* Exercise *
Copy every line from the material below that holds "this".

* Record extracts *
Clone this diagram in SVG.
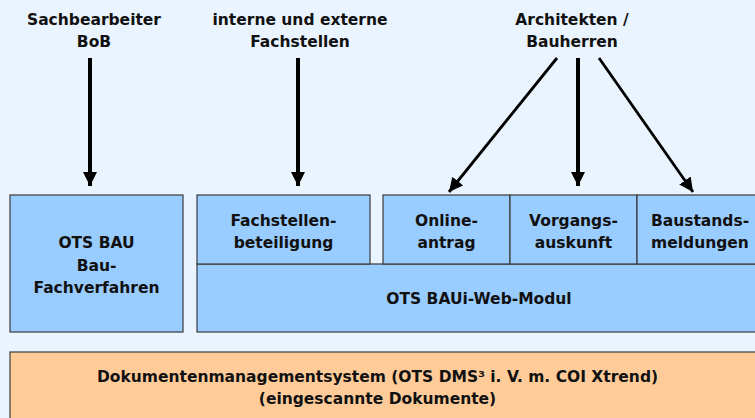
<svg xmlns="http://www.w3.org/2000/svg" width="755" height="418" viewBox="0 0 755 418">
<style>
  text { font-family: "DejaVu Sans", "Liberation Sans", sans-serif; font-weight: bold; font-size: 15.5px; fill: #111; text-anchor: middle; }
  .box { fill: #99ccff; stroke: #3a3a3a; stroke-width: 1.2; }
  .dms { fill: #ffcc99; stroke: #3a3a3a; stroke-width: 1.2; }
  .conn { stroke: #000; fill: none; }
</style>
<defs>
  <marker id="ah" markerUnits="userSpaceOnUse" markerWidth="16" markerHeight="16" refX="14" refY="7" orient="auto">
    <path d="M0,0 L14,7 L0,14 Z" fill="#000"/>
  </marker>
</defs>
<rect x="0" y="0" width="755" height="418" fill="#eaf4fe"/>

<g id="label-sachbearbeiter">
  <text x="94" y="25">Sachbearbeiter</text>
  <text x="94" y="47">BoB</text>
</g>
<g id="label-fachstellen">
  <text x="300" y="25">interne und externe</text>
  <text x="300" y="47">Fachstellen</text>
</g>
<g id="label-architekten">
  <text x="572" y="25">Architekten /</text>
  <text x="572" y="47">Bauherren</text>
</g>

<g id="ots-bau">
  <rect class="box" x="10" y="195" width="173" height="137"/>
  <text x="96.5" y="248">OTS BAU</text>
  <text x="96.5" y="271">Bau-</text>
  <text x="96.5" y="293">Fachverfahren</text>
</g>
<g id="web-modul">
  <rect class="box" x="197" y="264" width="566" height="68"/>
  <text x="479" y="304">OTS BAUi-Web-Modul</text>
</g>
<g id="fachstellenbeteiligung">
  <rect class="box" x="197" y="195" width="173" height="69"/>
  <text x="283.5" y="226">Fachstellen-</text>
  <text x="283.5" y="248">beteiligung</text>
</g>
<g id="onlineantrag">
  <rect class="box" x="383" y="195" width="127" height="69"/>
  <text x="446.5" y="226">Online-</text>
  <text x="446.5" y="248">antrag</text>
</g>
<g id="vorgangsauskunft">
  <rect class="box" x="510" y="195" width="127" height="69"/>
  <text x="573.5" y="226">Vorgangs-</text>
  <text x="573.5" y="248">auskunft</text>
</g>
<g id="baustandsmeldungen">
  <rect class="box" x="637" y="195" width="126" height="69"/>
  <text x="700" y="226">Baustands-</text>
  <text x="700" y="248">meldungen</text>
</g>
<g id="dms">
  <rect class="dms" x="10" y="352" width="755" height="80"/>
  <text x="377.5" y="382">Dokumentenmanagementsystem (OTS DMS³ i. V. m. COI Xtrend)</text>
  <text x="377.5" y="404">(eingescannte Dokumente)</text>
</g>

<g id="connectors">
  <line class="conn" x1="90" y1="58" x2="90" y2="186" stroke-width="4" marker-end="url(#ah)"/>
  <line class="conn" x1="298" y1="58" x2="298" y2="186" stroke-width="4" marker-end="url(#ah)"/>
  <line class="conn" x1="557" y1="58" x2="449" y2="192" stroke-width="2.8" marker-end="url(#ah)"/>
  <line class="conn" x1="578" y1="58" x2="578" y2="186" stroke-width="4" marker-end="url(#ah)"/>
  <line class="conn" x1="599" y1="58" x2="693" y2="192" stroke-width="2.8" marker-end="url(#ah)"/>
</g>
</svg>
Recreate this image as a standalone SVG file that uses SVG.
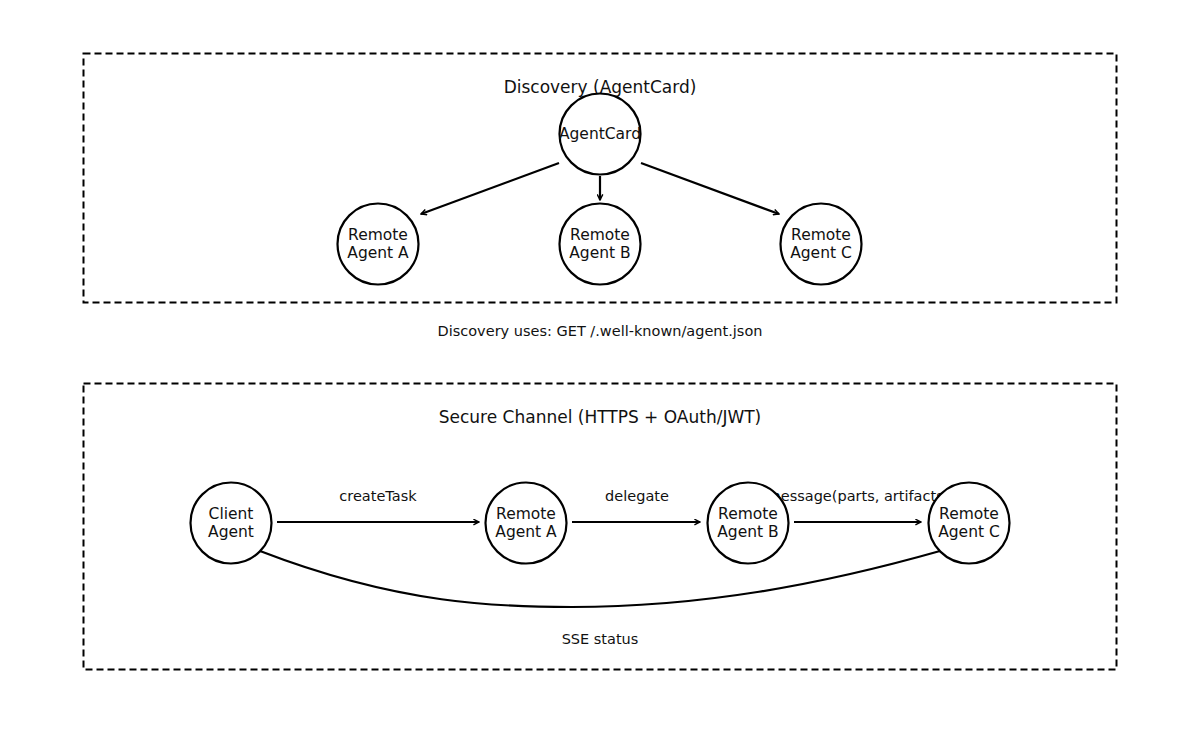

* Exercise response *
Clone this diagram in SVG.
Recreate this image as a standalone SVG file that uses SVG.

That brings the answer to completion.